The campaign’s associated website features the boulder-laden imagery, as well as a variety of text and video resources for doctors and patients with CML, both describing the possible side effects of common treatments for the disease—with a special focus on tyrosine kinase inhibitor (TKI) therapies—and presenting data showing that sticking with treatments despite those side effects can lead to greater efficacy.

Though the site includes Novartis branding, there’s no mention of the company’s own TKI, Scemblix, which has been approved for certain CML patients since late 2021 and is meant to offer an alternative to other standard-of-care TKIs.

Novartis is billing the immersive mirror setup as the first time a pharma company has used AR to generate patient empathy.

Horwood said Novartis was inspired by the growing ubiquity of mixed-reality technologies—in mediums like Apple’s Vision Pro headset and the Sphere immersive concert venue in Las Vegas—to integrate the technology into its outreach efforts.

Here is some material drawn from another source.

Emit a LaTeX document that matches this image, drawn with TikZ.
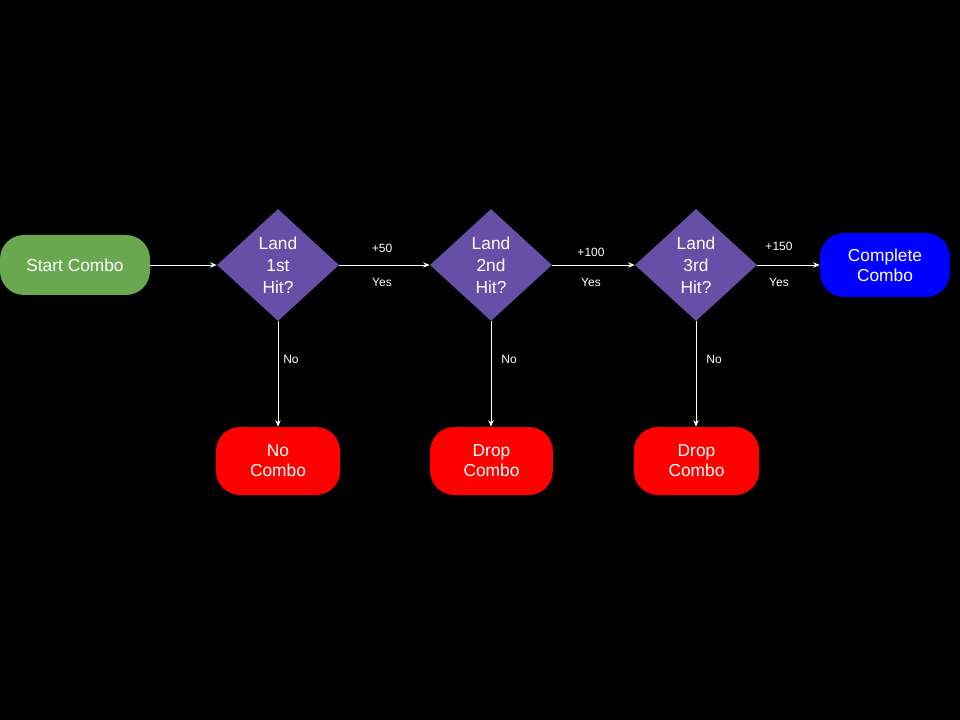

“What we’re trying to do is take what people are starting to experience in the real world and bring that into our communications and the way we interact,” she said, noting that Novartis worked on the initiative with an agency partner, who brought the AR technology to the company. “The brief was around bringing the patient lived experience to the forefront so that the physicians could experience that as the patient does … and then the technology was layered in.”

Elsewhere at the pharma’s ASCO booth, Novartis is also adding a mixed-reality aspect to its long-running “More Than Just Words” initiative, which is dedicated to addressing racial disparities in healthcare, and specifically in the treatment of Black women with breast cancer.

Horwood said the booth will feature a virtual reality tool that “brings to life microaggressions that African-American patients experience while they’re going through the medical ecosystem.” The VR experience was built based on interviews with patients, clinicians and campaign advisors and, once again, is aimed at encouraging greater empathy for the patient experience and, ideally, more productive conversations about breast cancer risk and care.

Horwood reiterated that the multiple interactive elements of Novartis’ ASCO presence represent the company’s goal of “trying to elevate the patient perspective throughout everything we’re doing,” including by branching out beyond traditional media channels and taking advantage of every “touchpoint” where it can reach physicians and other stakeholders within the healthcare ecosystem.